(Some records)
===

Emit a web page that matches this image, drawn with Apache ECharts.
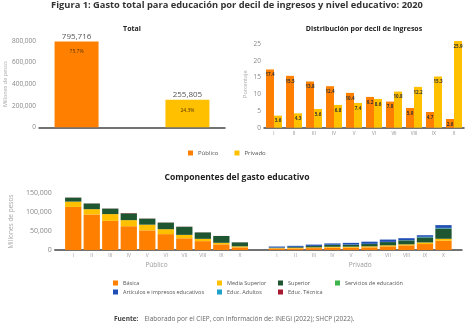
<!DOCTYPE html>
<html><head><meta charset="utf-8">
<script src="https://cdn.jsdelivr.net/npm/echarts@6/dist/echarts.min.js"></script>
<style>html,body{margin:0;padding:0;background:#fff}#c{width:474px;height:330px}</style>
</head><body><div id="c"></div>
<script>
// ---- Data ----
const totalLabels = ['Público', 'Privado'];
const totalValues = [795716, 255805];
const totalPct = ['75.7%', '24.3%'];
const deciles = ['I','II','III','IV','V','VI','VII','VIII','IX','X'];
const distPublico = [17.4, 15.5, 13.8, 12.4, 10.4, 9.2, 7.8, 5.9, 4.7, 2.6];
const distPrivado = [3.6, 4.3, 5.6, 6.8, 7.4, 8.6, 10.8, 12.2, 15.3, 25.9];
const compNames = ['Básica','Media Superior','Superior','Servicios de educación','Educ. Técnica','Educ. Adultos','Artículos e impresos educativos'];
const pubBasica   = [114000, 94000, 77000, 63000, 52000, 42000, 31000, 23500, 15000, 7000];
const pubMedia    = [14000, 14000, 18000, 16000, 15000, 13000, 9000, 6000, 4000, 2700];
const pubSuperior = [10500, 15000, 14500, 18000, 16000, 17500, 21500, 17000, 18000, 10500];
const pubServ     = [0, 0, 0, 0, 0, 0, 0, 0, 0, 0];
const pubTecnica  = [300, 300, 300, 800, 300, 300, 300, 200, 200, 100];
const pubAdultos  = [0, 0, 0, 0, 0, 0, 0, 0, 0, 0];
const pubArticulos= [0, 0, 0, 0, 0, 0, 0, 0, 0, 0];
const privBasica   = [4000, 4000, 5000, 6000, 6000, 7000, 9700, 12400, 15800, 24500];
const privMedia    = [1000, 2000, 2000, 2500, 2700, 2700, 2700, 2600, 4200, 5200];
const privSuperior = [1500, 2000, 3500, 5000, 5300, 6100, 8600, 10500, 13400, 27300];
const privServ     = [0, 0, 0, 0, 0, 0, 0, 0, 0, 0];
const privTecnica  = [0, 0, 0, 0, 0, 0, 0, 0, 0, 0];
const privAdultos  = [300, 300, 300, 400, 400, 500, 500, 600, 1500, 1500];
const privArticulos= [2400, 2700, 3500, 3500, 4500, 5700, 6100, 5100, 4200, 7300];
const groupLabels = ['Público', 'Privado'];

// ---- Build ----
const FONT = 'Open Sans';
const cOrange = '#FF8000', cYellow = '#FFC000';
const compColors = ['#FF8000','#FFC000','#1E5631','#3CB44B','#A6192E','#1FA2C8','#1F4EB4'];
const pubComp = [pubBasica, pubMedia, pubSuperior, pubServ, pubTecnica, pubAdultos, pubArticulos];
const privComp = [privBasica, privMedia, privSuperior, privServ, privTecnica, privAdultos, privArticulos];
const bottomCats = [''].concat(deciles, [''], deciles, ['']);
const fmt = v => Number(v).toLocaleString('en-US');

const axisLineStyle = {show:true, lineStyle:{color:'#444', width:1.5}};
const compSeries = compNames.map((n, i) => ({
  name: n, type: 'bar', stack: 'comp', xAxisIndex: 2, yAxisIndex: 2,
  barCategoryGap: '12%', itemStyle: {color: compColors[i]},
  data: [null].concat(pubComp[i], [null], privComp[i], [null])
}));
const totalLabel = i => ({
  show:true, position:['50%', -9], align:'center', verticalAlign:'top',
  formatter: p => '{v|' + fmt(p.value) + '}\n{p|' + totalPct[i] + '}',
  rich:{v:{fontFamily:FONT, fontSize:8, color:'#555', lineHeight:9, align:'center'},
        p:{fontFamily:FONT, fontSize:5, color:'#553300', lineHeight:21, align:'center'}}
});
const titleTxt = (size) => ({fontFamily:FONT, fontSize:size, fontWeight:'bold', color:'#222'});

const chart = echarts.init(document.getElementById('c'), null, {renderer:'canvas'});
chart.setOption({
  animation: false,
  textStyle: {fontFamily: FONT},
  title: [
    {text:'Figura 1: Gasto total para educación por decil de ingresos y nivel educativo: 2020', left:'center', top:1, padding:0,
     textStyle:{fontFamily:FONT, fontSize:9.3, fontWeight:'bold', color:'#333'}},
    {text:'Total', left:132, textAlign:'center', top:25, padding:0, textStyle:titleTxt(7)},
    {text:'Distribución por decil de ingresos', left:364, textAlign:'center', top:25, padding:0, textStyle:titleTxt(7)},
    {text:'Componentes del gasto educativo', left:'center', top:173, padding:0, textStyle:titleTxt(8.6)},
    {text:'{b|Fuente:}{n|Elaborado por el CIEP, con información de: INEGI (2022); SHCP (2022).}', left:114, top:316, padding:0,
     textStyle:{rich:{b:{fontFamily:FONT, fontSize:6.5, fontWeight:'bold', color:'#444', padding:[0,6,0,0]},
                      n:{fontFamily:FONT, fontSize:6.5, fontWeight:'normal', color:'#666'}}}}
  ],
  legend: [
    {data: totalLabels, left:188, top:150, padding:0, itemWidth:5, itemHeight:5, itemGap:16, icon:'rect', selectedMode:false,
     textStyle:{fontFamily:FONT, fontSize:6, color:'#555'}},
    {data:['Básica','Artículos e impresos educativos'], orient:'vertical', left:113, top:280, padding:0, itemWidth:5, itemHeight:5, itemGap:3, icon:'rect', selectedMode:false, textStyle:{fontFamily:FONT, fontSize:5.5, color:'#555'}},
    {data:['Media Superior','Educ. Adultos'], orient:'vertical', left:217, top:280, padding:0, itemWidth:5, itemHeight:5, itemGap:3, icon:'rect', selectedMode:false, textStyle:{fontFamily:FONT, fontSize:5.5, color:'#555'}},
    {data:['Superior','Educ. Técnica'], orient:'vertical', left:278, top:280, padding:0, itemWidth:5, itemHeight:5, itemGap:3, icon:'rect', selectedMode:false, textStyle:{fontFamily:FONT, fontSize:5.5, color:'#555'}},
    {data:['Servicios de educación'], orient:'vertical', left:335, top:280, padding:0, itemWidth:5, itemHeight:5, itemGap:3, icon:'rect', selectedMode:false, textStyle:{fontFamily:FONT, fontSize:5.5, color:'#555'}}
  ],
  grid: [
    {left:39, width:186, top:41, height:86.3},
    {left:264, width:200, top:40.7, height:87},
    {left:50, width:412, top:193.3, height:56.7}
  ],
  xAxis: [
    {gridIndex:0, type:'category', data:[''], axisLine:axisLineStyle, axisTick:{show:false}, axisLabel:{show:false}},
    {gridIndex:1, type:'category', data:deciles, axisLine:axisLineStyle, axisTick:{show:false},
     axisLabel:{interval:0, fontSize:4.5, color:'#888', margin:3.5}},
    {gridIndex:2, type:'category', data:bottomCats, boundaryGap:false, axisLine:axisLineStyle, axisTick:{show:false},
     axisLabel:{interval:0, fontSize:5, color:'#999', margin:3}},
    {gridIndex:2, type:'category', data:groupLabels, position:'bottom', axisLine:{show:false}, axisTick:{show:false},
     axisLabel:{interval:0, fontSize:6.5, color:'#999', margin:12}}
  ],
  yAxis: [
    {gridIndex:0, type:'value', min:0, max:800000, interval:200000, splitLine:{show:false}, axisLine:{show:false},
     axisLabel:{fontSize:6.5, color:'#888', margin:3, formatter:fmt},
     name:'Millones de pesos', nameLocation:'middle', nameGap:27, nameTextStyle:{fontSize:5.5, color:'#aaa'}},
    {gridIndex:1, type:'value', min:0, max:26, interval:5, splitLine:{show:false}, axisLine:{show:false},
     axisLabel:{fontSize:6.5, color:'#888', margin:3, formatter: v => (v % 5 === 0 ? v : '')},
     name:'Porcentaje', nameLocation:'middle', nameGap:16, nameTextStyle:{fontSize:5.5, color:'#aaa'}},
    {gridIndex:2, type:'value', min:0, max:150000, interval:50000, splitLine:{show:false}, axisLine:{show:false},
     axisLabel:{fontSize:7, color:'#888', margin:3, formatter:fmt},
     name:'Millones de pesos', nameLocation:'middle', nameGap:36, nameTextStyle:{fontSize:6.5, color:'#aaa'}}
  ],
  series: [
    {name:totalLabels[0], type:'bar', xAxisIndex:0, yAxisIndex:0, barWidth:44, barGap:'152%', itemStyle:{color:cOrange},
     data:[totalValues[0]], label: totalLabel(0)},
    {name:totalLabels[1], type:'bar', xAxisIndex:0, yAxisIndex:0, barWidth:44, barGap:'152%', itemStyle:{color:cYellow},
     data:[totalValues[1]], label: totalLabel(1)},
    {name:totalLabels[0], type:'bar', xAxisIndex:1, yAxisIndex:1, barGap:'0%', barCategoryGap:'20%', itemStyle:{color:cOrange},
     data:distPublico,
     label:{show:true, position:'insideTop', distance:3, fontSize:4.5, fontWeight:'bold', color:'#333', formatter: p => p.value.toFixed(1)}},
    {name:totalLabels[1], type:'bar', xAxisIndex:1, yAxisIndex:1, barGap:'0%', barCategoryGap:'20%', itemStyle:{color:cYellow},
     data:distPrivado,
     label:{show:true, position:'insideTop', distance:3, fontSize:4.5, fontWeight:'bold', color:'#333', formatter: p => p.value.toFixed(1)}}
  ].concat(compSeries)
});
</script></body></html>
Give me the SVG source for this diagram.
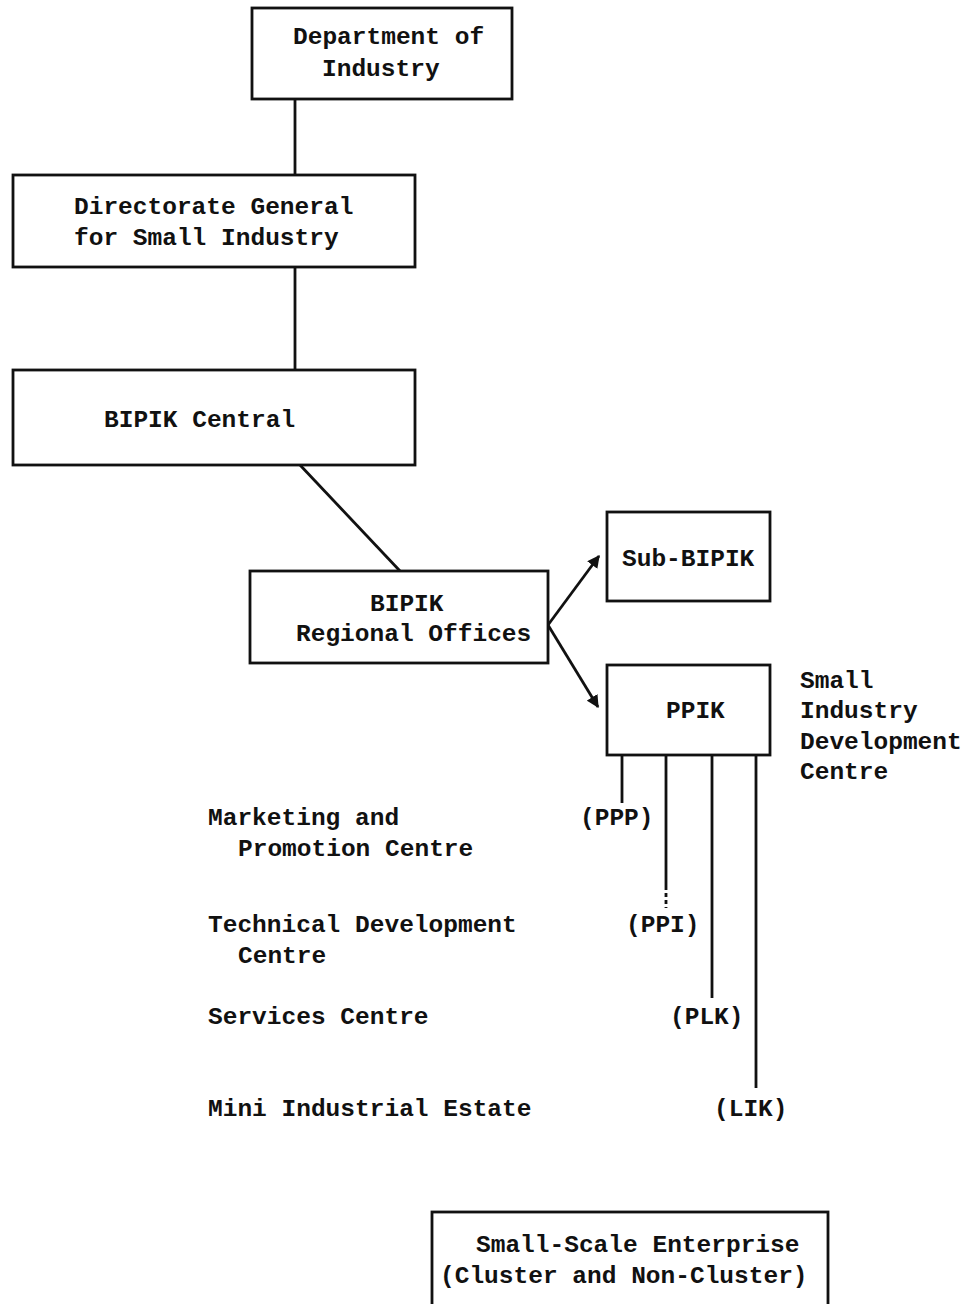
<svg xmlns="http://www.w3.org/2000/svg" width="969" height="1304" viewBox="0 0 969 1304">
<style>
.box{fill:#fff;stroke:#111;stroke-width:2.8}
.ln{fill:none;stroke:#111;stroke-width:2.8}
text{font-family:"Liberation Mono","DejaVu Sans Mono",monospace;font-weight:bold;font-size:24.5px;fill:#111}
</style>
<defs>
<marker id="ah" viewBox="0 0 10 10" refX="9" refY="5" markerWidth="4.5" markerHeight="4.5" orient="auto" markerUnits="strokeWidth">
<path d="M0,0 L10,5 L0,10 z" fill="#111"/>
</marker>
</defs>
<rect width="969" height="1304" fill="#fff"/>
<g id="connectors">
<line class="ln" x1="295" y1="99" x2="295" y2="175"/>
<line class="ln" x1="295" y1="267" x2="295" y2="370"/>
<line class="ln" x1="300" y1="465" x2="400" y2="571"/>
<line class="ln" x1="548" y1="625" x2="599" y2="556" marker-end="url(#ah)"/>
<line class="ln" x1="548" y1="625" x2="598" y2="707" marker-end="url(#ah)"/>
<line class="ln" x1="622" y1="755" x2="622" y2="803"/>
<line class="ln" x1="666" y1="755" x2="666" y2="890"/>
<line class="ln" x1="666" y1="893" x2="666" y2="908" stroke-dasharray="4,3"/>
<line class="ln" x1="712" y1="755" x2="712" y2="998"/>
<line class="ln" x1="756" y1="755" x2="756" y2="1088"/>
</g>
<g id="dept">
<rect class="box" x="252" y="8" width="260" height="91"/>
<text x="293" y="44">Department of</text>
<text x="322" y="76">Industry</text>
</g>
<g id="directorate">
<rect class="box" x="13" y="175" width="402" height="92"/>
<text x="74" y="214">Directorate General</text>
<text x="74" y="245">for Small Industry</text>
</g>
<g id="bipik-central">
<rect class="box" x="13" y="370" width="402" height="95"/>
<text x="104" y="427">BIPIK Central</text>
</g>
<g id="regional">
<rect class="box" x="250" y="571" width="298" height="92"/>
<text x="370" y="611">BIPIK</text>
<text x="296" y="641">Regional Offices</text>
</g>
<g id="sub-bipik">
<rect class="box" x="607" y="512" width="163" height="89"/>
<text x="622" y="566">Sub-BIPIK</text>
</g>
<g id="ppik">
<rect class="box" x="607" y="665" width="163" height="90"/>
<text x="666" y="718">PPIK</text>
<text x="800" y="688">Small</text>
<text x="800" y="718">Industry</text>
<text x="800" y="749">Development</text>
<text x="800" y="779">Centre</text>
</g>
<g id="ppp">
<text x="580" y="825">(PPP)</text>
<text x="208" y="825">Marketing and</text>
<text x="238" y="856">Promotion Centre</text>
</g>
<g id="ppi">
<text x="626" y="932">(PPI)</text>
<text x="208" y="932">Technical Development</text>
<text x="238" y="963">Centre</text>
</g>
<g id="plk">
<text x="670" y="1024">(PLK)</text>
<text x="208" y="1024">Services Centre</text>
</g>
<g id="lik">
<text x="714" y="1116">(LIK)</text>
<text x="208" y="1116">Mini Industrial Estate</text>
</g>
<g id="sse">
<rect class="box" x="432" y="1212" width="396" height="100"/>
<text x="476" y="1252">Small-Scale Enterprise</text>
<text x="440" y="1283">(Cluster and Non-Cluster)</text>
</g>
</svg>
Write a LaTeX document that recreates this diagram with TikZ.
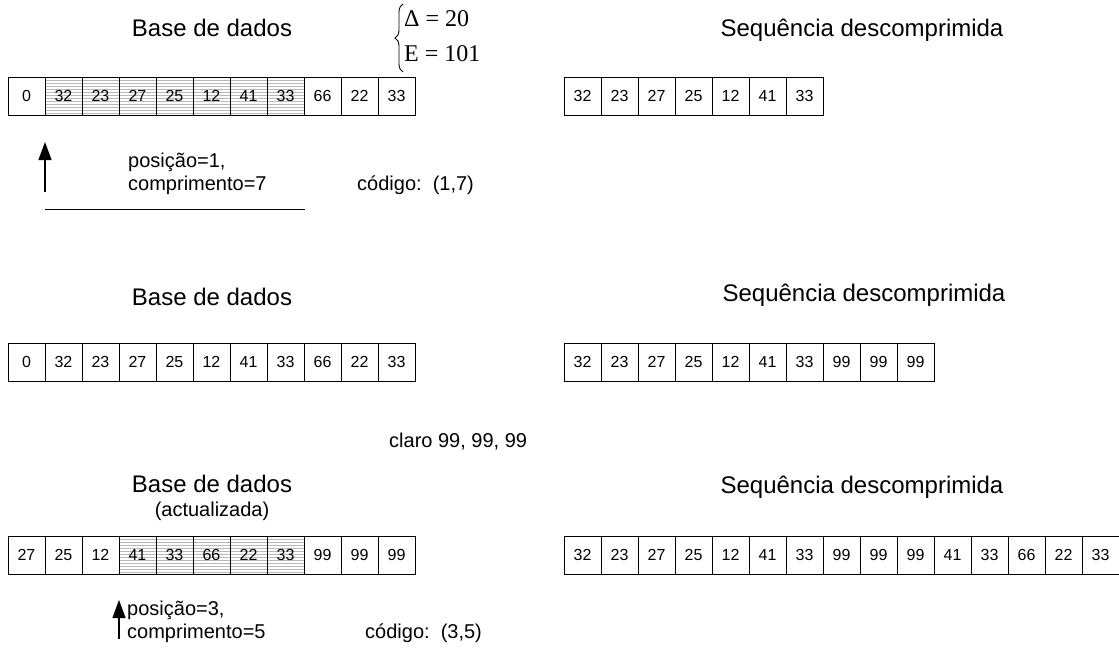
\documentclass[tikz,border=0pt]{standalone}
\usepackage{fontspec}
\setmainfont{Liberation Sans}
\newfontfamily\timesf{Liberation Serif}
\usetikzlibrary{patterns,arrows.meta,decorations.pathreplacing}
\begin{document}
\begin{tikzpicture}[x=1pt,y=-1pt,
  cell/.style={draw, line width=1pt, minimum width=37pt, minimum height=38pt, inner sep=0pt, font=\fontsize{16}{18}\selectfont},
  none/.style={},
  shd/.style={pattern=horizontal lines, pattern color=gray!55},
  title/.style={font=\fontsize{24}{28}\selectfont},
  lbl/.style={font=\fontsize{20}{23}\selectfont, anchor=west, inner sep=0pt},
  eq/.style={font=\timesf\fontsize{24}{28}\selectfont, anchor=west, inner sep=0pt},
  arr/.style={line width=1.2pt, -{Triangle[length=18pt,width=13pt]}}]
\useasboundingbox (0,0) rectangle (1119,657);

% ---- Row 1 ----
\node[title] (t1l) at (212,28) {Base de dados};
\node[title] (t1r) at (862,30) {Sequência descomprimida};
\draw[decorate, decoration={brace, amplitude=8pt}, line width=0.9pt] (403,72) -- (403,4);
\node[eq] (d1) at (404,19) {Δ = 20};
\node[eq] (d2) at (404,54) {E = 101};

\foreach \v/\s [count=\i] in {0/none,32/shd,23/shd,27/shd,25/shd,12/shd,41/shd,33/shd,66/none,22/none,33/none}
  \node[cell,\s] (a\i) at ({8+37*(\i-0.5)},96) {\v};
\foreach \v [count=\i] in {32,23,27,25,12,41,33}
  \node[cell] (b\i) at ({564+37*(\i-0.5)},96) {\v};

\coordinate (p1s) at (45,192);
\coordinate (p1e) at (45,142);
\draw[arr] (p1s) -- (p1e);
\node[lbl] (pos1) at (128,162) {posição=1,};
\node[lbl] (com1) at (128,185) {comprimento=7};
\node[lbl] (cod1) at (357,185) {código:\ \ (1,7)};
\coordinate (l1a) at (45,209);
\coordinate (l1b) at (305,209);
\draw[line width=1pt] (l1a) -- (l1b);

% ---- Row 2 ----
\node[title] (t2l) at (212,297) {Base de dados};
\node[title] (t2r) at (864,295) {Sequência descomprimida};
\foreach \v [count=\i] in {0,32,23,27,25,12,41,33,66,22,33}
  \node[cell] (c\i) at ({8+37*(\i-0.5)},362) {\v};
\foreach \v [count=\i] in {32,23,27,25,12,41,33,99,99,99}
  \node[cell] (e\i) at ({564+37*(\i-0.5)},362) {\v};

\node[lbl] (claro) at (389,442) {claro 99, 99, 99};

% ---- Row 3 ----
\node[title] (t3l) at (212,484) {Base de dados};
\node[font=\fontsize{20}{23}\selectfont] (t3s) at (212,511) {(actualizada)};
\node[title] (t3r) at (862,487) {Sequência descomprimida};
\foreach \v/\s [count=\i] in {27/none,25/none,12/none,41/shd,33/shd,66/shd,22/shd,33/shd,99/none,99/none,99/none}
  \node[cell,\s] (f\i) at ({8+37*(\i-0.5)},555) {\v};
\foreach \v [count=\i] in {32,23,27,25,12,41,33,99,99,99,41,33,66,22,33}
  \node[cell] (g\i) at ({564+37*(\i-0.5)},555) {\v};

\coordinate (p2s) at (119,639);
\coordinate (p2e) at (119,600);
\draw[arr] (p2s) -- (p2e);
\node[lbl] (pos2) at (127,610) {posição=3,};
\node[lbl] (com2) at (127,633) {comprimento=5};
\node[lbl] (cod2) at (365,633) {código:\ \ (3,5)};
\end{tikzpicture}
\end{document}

===

### Given task:
Search the material above for "that". Pull out each line where it shows up.

### Response:
Emit a web page that matches this image, drawn with Apache ECharts.
Write a LaTeX document that recreates this diagram with TikZ.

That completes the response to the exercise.